La Bella Managua ceviche

ceviche

We went for a walk this beautiful morning, my beautiful wife and I – a long walk, westwards on College to Dufferin and up to Bloor and back again. Once upon a time we would have had a restaurant in mind as a destination but I’m beginning to understand that there’s more to life than food. Until you get hungry. Suddenly, it was a matter of some urgency to find a place offering sustenance and wine. We had passed through entire cuisines on our peripatetic perambulation – Chinese, Caplanskish, Italian, Portuguese, the global smorgasbord of Ossington, a passim proliferation of brunch places (but we have never been brunch people), Eritrean, Ethiopian, and were almost at Little Korea when we spotted La Bella Managua, a Nicaraguan restaurant at 872 Bloor Street West, just west of Grace. We went in.

In the old days, when I used to review restaurants for Toronto Life magazine, I would have described the place as “unpretentious” and readers would have understood precisely what to expect. But I would also have made mention that there were tablecloths on the tables (so unusual in these hipster times), polite and efficient service (ditto) and a cheerful colour scheme of yellow, white and blue. I had been there once before, years ago, when writing a column on Latin restaurants for the aforementioned city magazine, but La Bella Managua had not made the cut.

Walking in there this morning brought those far-off times flooding back! I remember that column. I had decided it would be hilariously funny if I pretended to the reader that I had misunderstood the assignment and had therefore gone to Opus, Splendido, Terra, Ultra, Edo, Grano, IV Lounge (you get the joke by now?), Ampeli, Bella Vista, Centro, Citrus, Domani, Ferro, Flava, Insomnia, Messis, Musa, Oro, Serra, Sono, Teatro, Tempo, and Veni Vidi Vici! Restaurants with Latin names!!! Hahahahahahahahaha!!! But it was not to be. John Macfarlane was polite but firm. No. Our Latin category meant something else. As I very well knew.

Good times.

Anyway. This morning… Wendy and I sat down and ordered the mixed house ceviche that you see in the photograph above. It was really good. Okay, we were hungry, but it was very well done. Shrimp and whitefish chopped up with raw onion, red and green pepper, cilantro and a marinade of acid and mild chili heat suspended in a sort of V8- or tomato juice-enriched dressing. The balance was beautifully judged – and balance is everything in a ceviche. I recall a trip to New York, 12 years ago, to taste the ceviche Douglas Rodriguez was serving at some wacko outlet called Chicama, in the ABC Carpet & Home department store. I had eaten Rodriguez’s cooking before at Yuca in Miama and loved the exuberant Cuban-American vibe. His New York ceviche was awesome – easily the best thing on the menu.

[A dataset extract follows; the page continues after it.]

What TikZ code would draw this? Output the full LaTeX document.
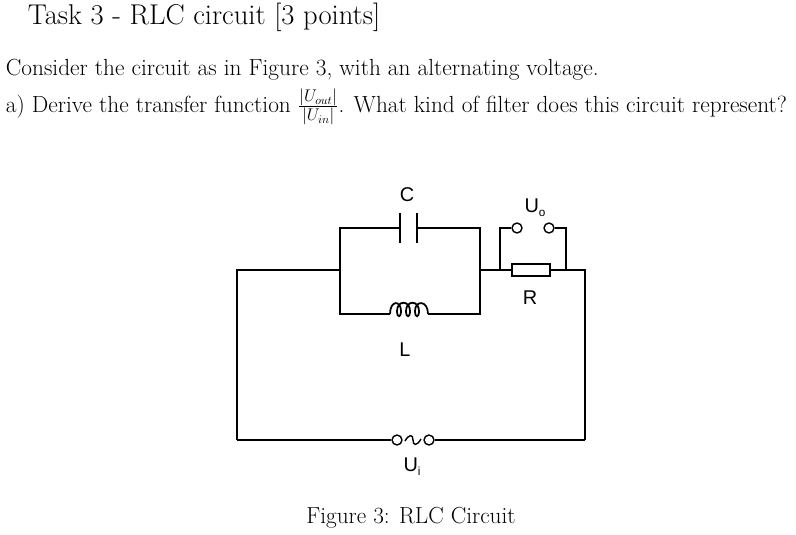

It was Peruvian style, made to order from finely chopped raw scallops, shrimp, octopus, calamari and peppers bathed in a startlingly tart marinade of citrus juices, saffron and chilies, served in a martini glass. Acid and heat battled it out while the sweet tastes of the seafood slipped quietly by. It would have been the ultimate Platonic ceviche except that they overdid the chili heat. It’s hard to appreciate balance when your tongue is literally being dissolved by C18H27NO3.

And here in Toronto I have had truly great ceviche from Claudio Aprile over the years, and some almost-as-good dishes from El Fogon, where they salt the whitefish then marinate it for a few hours in lemon juice and serve it (oh so authentically Peruvianly) with big chunks of potato and corn on the cob, chopped onion and cilantro.

As I was trying to say, the mixed ceviche at La Bella Managua is another good one. It’s daintily served in a pretty modern bowl, with a heap of greaseless fried plantain chips, a polite but authoritative side of avocado, garnishes of raw tomato and lemon (if you want to add more acid) and a bottle of green El Yucateco habanero sauce (if you want to rev up the capsaicin). Would I fly to New york to taste it?  Not any more. That is no longer my mandate. But it’s much more fun than yer average, eggy Toronto brunch.